The next morning, we found a 6" steel downspout that was bolted to the house in 4 places lying in the front yard, along with soffitt and fascia from the back and side of the house, some of it carried over a mile and half away. 6" and 8" branches were torn off and carried into my cousin's field, a door on the lee side of the barn had been sucked open and stuff stored inside was sucked out into the yard, a casement window on the lee side of the house was sucked open--ripped from the latching hardware. The dumpster had been pushed 7 feet through thick gravel, shingles ripped from the garage in sheets, and my steel garden wagon had been tossed and crushed. I found the yellow handle to my grandkid's Little Tykes wagon but still haven't found the wagon. A 3'x20' sheet of corrugated steel roofing landed half a mile away in the field. That actually came in quite handy, since I could toss all the other crap that was blown into the field onto it and drag a lot of it back home in one trip.
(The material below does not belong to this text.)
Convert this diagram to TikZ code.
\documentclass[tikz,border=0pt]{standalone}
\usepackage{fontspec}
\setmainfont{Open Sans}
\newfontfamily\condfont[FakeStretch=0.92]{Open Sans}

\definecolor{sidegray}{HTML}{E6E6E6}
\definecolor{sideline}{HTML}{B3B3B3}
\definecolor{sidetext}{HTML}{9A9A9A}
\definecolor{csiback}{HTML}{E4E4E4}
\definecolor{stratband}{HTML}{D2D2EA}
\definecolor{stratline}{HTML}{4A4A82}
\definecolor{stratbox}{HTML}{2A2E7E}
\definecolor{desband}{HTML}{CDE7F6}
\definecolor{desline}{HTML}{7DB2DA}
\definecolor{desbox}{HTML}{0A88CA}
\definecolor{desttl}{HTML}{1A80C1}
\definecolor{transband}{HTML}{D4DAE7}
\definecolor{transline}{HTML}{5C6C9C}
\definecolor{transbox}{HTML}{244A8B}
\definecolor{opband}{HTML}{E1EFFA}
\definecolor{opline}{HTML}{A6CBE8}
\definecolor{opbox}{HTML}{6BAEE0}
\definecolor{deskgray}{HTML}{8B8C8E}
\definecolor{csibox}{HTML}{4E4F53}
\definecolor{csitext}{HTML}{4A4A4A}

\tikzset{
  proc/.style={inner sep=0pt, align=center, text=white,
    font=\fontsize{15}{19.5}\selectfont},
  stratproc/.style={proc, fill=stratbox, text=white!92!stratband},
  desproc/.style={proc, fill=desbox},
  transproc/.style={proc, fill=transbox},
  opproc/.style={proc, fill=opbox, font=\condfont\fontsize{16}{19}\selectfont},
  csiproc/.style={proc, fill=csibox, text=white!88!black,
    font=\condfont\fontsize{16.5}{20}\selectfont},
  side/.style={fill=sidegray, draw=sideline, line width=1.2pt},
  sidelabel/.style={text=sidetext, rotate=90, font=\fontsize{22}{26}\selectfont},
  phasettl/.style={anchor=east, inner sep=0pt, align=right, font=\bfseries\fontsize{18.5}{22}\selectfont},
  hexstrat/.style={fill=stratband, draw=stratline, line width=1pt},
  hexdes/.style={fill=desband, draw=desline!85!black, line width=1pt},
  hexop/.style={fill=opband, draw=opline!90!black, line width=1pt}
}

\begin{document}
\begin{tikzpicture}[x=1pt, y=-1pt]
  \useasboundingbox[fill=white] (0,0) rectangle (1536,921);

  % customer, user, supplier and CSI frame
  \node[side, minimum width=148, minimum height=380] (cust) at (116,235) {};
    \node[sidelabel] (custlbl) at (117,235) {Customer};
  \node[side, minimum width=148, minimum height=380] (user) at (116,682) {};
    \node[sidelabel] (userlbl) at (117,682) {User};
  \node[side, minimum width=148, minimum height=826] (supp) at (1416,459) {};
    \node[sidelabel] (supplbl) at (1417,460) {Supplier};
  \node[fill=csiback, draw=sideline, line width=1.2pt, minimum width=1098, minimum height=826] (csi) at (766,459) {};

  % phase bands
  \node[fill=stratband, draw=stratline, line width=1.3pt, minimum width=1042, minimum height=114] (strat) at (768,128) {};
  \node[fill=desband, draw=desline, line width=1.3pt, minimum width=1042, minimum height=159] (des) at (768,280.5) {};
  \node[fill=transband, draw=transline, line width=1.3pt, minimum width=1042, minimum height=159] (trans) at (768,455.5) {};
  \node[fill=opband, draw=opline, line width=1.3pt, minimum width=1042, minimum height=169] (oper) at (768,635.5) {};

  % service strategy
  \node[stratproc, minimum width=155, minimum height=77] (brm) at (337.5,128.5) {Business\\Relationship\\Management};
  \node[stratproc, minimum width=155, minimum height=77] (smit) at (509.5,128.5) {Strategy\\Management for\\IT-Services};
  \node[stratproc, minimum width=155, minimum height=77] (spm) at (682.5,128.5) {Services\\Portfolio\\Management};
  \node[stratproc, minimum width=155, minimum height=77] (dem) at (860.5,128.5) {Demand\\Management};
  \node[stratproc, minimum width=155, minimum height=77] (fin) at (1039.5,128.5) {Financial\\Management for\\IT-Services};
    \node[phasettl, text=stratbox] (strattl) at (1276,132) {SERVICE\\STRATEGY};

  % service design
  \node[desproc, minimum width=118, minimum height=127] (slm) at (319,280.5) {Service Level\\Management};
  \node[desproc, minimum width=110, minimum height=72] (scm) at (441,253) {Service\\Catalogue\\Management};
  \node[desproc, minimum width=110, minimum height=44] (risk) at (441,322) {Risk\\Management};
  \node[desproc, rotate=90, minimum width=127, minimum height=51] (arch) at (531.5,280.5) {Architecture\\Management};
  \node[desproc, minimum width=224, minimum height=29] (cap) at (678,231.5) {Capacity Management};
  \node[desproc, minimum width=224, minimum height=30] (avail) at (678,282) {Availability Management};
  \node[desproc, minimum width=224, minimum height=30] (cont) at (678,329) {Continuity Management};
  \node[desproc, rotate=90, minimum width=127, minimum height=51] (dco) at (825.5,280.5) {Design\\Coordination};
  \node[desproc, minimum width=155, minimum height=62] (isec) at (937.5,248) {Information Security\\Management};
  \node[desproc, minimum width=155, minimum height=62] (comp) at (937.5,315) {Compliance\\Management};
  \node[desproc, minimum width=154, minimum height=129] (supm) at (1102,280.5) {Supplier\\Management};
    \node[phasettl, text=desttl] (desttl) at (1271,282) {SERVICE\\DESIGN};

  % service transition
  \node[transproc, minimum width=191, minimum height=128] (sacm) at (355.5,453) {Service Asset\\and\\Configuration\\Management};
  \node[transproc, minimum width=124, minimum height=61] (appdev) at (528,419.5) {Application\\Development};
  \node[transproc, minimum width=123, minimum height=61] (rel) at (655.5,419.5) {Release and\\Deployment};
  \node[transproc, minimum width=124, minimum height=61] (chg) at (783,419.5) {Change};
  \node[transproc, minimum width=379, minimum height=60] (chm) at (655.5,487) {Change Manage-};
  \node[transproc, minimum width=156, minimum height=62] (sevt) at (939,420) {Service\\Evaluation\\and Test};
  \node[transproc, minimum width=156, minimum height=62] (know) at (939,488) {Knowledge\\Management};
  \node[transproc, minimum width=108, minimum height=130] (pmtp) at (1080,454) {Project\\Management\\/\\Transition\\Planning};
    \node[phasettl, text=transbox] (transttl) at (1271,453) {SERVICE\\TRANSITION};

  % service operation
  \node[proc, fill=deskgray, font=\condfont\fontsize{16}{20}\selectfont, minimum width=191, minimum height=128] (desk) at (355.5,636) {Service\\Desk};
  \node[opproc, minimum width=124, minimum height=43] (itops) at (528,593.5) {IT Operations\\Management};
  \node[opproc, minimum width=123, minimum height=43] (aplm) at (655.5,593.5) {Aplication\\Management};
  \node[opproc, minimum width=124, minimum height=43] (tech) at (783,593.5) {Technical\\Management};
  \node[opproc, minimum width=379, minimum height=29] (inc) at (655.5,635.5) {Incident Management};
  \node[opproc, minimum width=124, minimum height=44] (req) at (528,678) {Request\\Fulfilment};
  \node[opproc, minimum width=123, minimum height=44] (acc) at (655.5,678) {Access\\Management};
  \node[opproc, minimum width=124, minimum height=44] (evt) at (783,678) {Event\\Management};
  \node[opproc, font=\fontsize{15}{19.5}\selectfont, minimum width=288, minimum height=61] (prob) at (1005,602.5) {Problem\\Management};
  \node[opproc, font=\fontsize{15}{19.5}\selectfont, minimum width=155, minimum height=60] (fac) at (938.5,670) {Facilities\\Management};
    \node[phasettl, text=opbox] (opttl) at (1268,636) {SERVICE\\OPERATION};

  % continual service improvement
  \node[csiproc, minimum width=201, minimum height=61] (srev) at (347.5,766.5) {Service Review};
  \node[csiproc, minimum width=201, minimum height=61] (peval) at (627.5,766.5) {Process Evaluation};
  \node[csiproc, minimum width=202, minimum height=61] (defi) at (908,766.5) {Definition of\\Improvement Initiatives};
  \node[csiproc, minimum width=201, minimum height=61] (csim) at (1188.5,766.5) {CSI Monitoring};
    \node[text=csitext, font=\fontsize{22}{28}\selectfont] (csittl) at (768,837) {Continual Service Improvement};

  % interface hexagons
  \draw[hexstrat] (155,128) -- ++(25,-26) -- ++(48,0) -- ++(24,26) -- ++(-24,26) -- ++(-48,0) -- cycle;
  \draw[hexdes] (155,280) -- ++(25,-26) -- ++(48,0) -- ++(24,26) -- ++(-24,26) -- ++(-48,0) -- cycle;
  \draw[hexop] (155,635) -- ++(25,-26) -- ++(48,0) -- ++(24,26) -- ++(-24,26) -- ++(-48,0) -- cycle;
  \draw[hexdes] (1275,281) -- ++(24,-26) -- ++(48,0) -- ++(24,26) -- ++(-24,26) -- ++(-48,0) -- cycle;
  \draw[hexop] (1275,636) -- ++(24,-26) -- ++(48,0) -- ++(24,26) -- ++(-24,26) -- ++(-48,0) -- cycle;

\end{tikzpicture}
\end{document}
A half mile north, my cousin's machine shed roof was ripped off and thrown into his evergreen windbreak, which fortunately kept it from slicing through his house just on the other side of the trees. And the top third of his 90' Harvestor silo looks like a giant fist smashed it in, never saw anything less than a tornado crumple one of those babies. Another half-mile and a little northwest, the neighbor's very sturdy barn had the top half ripped off and dragged across the road in two separate debris trails for half a mile through my dad's field. My sister and I were able to track damage from this wind nearly 20 miles from my place east-northeast to Pana, Il, where it was declared an EF1, I believe, by the Lincoln NWS. The damage path was very narrow, 50-75 yards at most, and pretty spotty since it tracked mostly across bare, still unplanted farmland. And it blew through fast -- me, my cousin and our neighbor, none of us made it much more than out of bed before it was already done and over.
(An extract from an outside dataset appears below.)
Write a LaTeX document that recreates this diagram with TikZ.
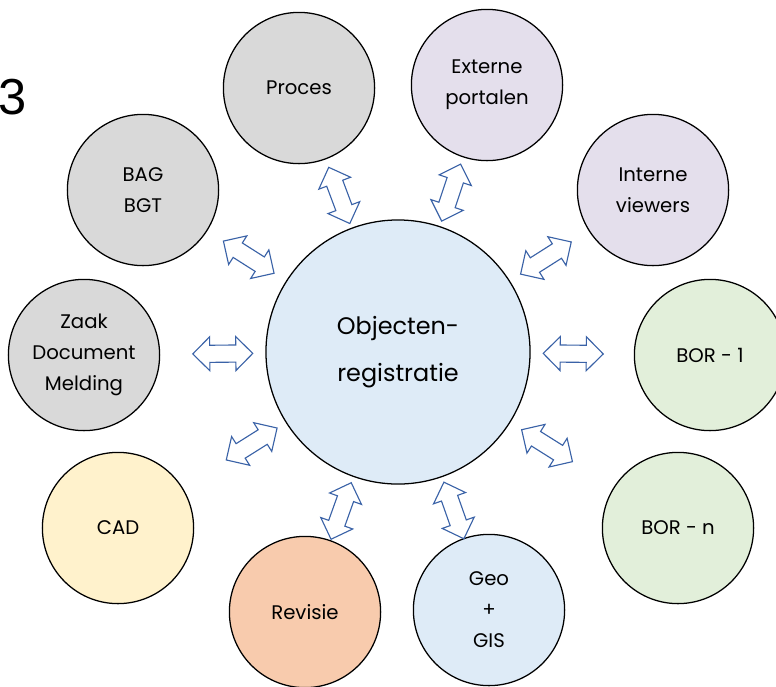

I've been offline until just this evening, and busy cleaning up, but I hope tomorrow to have a chance to get with the STL office and see if all these damages were reported. The neighbor's barn is across the county line road in the Lincoln CWA, and I'm pretty sure they diidn't report anything. Until then nothing's official, but nonetheless I'm unofficially absolutely positive we were nailed by at least a smallish tornado-- knocked on the damn door and I STILL didn't get to actually see it.